-- START --

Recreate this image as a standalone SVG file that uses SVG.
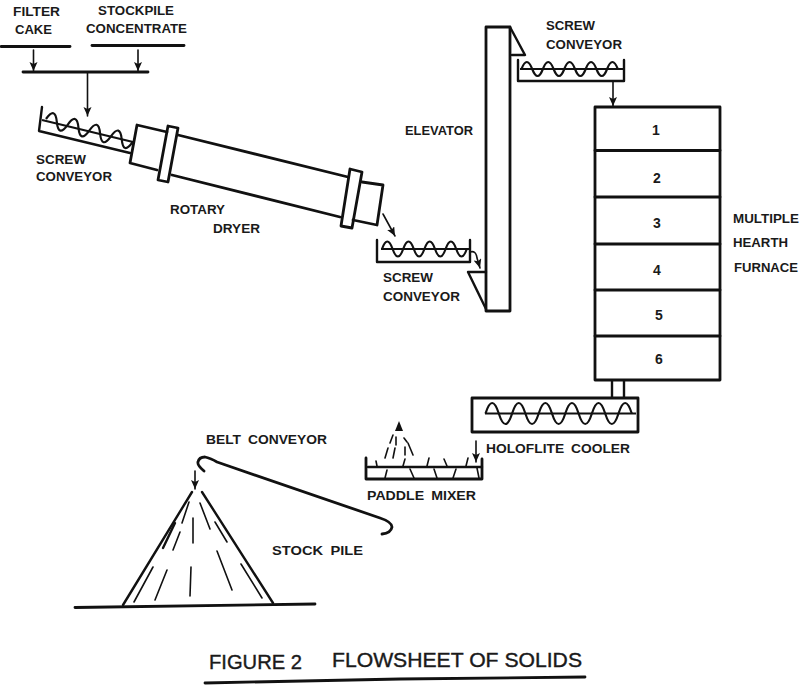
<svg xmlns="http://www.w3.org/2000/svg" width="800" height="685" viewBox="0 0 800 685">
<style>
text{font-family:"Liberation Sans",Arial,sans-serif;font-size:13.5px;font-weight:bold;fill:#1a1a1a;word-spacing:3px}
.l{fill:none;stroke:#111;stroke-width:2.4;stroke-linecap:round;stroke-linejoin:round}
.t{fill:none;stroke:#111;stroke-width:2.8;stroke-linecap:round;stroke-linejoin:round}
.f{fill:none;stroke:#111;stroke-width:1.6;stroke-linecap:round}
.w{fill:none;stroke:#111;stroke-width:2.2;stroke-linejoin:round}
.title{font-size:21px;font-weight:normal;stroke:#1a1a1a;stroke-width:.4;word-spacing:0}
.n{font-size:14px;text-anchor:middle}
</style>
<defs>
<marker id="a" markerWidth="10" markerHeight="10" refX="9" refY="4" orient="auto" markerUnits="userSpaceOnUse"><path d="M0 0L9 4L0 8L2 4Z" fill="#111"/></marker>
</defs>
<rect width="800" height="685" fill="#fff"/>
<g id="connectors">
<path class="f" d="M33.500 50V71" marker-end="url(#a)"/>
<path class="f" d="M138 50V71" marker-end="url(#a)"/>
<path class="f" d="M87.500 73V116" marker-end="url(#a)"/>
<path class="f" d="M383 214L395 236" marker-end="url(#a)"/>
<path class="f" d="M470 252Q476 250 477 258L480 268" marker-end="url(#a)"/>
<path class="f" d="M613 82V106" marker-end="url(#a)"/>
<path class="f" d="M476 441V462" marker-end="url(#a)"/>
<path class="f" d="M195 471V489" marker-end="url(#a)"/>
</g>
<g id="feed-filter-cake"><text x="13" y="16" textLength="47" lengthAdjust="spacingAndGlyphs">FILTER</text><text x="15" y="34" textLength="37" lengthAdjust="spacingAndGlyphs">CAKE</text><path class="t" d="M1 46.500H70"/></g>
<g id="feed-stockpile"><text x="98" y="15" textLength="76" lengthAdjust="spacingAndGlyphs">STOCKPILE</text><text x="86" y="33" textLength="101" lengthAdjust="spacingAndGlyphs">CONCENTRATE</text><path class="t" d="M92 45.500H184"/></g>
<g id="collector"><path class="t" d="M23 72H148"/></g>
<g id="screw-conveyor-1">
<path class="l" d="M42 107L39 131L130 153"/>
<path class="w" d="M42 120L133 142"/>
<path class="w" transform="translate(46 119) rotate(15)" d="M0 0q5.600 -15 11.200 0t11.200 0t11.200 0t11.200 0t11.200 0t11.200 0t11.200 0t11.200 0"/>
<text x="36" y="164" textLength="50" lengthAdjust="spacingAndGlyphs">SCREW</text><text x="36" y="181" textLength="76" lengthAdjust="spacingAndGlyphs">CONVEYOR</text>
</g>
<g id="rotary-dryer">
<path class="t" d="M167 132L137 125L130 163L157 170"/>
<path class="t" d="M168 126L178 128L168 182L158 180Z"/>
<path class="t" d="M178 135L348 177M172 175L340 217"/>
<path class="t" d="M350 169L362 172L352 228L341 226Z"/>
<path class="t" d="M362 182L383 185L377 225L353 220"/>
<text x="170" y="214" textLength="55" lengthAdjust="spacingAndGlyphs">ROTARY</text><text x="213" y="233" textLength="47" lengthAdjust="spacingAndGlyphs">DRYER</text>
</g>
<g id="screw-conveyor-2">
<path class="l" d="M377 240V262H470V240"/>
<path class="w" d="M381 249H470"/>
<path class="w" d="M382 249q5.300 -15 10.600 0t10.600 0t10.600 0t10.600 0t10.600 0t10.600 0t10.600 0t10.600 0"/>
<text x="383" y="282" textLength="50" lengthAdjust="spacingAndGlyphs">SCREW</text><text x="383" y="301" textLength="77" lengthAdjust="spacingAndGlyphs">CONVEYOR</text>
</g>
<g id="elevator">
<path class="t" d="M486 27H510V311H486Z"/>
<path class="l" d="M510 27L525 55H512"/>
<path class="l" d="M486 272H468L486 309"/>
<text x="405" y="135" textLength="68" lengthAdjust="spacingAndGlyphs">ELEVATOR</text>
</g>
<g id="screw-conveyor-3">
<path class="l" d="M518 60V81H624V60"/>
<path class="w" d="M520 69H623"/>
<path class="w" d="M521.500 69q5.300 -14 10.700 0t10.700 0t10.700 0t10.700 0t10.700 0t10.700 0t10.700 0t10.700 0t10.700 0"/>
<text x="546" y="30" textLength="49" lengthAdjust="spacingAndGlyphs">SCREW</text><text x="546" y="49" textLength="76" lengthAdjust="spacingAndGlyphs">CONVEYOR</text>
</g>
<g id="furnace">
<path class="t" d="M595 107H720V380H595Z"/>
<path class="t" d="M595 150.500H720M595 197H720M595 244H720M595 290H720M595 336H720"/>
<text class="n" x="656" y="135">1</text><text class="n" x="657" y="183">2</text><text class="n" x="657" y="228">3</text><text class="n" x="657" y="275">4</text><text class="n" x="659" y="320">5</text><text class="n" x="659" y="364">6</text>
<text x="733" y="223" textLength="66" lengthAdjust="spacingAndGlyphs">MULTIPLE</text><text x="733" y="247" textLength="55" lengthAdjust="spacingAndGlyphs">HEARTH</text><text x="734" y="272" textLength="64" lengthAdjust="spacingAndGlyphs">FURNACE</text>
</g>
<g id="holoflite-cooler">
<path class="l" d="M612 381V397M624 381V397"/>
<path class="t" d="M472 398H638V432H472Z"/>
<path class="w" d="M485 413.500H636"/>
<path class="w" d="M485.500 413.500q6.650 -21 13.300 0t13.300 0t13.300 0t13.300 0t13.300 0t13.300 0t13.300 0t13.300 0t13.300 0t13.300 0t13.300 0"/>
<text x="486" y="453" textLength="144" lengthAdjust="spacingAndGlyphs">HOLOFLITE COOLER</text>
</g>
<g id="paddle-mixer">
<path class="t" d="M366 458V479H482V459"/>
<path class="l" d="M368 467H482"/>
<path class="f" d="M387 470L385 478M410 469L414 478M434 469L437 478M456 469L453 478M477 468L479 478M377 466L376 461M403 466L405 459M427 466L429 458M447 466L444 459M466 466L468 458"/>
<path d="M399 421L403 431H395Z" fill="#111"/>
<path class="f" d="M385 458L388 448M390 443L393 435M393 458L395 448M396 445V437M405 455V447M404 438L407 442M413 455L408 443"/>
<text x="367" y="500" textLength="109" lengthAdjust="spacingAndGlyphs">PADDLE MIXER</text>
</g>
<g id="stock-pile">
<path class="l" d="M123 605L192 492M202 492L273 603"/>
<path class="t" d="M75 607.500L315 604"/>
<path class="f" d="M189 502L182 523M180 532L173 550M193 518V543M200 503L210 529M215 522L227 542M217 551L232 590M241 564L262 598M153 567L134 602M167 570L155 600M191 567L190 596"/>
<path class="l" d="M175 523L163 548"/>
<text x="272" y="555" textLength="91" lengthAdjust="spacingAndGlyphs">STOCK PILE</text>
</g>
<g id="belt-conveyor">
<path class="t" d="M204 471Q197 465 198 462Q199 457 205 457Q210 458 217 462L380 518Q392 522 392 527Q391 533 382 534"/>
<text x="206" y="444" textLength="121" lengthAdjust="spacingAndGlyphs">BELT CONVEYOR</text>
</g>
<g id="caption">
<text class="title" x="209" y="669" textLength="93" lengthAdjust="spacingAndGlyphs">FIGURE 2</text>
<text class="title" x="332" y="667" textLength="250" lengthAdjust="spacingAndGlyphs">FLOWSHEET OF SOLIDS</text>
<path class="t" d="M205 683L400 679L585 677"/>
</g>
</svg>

-- END --

# WORK TO DO
From the listing, extract all text exactly as given and drop any picture.

# TASK OUTPUT
Recreate this image as a standalone SVG file that uses SVG.
<svg xmlns="http://www.w3.org/2000/svg" width="800" height="685" viewBox="0 0 800 685">
<style>
text{font-family:"Liberation Sans",Arial,sans-serif;font-size:13.5px;font-weight:bold;fill:#1a1a1a;word-spacing:3px}
.l{fill:none;stroke:#111;stroke-width:2.4;stroke-linecap:round;stroke-linejoin:round}
.t{fill:none;stroke:#111;stroke-width:2.8;stroke-linecap:round;stroke-linejoin:round}
.f{fill:none;stroke:#111;stroke-width:1.6;stroke-linecap:round}
.w{fill:none;stroke:#111;stroke-width:2.2;stroke-linejoin:round}
.title{font-size:21px;font-weight:normal;stroke:#1a1a1a;stroke-width:.4;word-spacing:0}
.n{font-size:14px;text-anchor:middle}
</style>
<defs>
<marker id="a" markerWidth="10" markerHeight="10" refX="9" refY="4" orient="auto" markerUnits="userSpaceOnUse"><path d="M0 0L9 4L0 8L2 4Z" fill="#111"/></marker>
</defs>
<rect width="800" height="685" fill="#fff"/>
<g id="connectors">
<path class="f" d="M33.500 50V71" marker-end="url(#a)"/>
<path class="f" d="M138 50V71" marker-end="url(#a)"/>
<path class="f" d="M87.500 73V116" marker-end="url(#a)"/>
<path class="f" d="M383 214L395 236" marker-end="url(#a)"/>
<path class="f" d="M470 252Q476 250 477 258L480 268" marker-end="url(#a)"/>
<path class="f" d="M613 82V106" marker-end="url(#a)"/>
<path class="f" d="M476 441V462" marker-end="url(#a)"/>
<path class="f" d="M195 471V489" marker-end="url(#a)"/>
</g>
<g id="feed-filter-cake"><text x="13" y="16" textLength="47" lengthAdjust="spacingAndGlyphs">FILTER</text><text x="15" y="34" textLength="37" lengthAdjust="spacingAndGlyphs">CAKE</text><path class="t" d="M1 46.500H70"/></g>
<g id="feed-stockpile"><text x="98" y="15" textLength="76" lengthAdjust="spacingAndGlyphs">STOCKPILE</text><text x="86" y="33" textLength="101" lengthAdjust="spacingAndGlyphs">CONCENTRATE</text><path class="t" d="M92 45.500H184"/></g>
<g id="collector"><path class="t" d="M23 72H148"/></g>
<g id="screw-conveyor-1">
<path class="l" d="M42 107L39 131L130 153"/>
<path class="w" d="M42 120L133 142"/>
<path class="w" transform="translate(46 119) rotate(15)" d="M0 0q5.600 -15 11.200 0t11.200 0t11.200 0t11.200 0t11.200 0t11.200 0t11.200 0t11.200 0"/>
<text x="36" y="164" textLength="50" lengthAdjust="spacingAndGlyphs">SCREW</text><text x="36" y="181" textLength="76" lengthAdjust="spacingAndGlyphs">CONVEYOR</text>
</g>
<g id="rotary-dryer">
<path class="t" d="M167 132L137 125L130 163L157 170"/>
<path class="t" d="M168 126L178 128L168 182L158 180Z"/>
<path class="t" d="M178 135L348 177M172 175L340 217"/>
<path class="t" d="M350 169L362 172L352 228L341 226Z"/>
<path class="t" d="M362 182L383 185L377 225L353 220"/>
<text x="170" y="214" textLength="55" lengthAdjust="spacingAndGlyphs">ROTARY</text><text x="213" y="233" textLength="47" lengthAdjust="spacingAndGlyphs">DRYER</text>
</g>
<g id="screw-conveyor-2">
<path class="l" d="M377 240V262H470V240"/>
<path class="w" d="M381 249H470"/>
<path class="w" d="M382 249q5.300 -15 10.600 0t10.600 0t10.600 0t10.600 0t10.600 0t10.600 0t10.600 0t10.600 0"/>
<text x="383" y="282" textLength="50" lengthAdjust="spacingAndGlyphs">SCREW</text><text x="383" y="301" textLength="77" lengthAdjust="spacingAndGlyphs">CONVEYOR</text>
</g>
<g id="elevator">
<path class="t" d="M486 27H510V311H486Z"/>
<path class="l" d="M510 27L525 55H512"/>
<path class="l" d="M486 272H468L486 309"/>
<text x="405" y="135" textLength="68" lengthAdjust="spacingAndGlyphs">ELEVATOR</text>
</g>
<g id="screw-conveyor-3">
<path class="l" d="M518 60V81H624V60"/>
<path class="w" d="M520 69H623"/>
<path class="w" d="M521.500 69q5.300 -14 10.700 0t10.700 0t10.700 0t10.700 0t10.700 0t10.700 0t10.700 0t10.700 0t10.700 0"/>
<text x="546" y="30" textLength="49" lengthAdjust="spacingAndGlyphs">SCREW</text><text x="546" y="49" textLength="76" lengthAdjust="spacingAndGlyphs">CONVEYOR</text>
</g>
<g id="furnace">
<path class="t" d="M595 107H720V380H595Z"/>
<path class="t" d="M595 150.500H720M595 197H720M595 244H720M595 290H720M595 336H720"/>
<text class="n" x="656" y="135">1</text><text class="n" x="657" y="183">2</text><text class="n" x="657" y="228">3</text><text class="n" x="657" y="275">4</text><text class="n" x="659" y="320">5</text><text class="n" x="659" y="364">6</text>
<text x="733" y="223" textLength="66" lengthAdjust="spacingAndGlyphs">MULTIPLE</text><text x="733" y="247" textLength="55" lengthAdjust="spacingAndGlyphs">HEARTH</text><text x="734" y="272" textLength="64" lengthAdjust="spacingAndGlyphs">FURNACE</text>
</g>
<g id="holoflite-cooler">
<path class="l" d="M612 381V397M624 381V397"/>
<path class="t" d="M472 398H638V432H472Z"/>
<path class="w" d="M485 413.500H636"/>
<path class="w" d="M485.500 413.500q6.650 -21 13.300 0t13.300 0t13.300 0t13.300 0t13.300 0t13.300 0t13.300 0t13.300 0t13.300 0t13.300 0t13.300 0"/>
<text x="486" y="453" textLength="144" lengthAdjust="spacingAndGlyphs">HOLOFLITE COOLER</text>
</g>
<g id="paddle-mixer">
<path class="t" d="M366 458V479H482V459"/>
<path class="l" d="M368 467H482"/>
<path class="f" d="M387 470L385 478M410 469L414 478M434 469L437 478M456 469L453 478M477 468L479 478M377 466L376 461M403 466L405 459M427 466L429 458M447 466L444 459M466 466L468 458"/>
<path d="M399 421L403 431H395Z" fill="#111"/>
<path class="f" d="M385 458L388 448M390 443L393 435M393 458L395 448M396 445V437M405 455V447M404 438L407 442M413 455L408 443"/>
<text x="367" y="500" textLength="109" lengthAdjust="spacingAndGlyphs">PADDLE MIXER</text>
</g>
<g id="stock-pile">
<path class="l" d="M123 605L192 492M202 492L273 603"/>
<path class="t" d="M75 607.500L315 604"/>
<path class="f" d="M189 502L182 523M180 532L173 550M193 518V543M200 503L210 529M215 522L227 542M217 551L232 590M241 564L262 598M153 567L134 602M167 570L155 600M191 567L190 596"/>
<path class="l" d="M175 523L163 548"/>
<text x="272" y="555" textLength="91" lengthAdjust="spacingAndGlyphs">STOCK PILE</text>
</g>
<g id="belt-conveyor">
<path class="t" d="M204 471Q197 465 198 462Q199 457 205 457Q210 458 217 462L380 518Q392 522 392 527Q391 533 382 534"/>
<text x="206" y="444" textLength="121" lengthAdjust="spacingAndGlyphs">BELT CONVEYOR</text>
</g>
<g id="caption">
<text class="title" x="209" y="669" textLength="93" lengthAdjust="spacingAndGlyphs">FIGURE 2</text>
<text class="title" x="332" y="667" textLength="250" lengthAdjust="spacingAndGlyphs">FLOWSHEET OF SOLIDS</text>
<path class="t" d="M205 683L400 679L585 677"/>
</g>
</svg>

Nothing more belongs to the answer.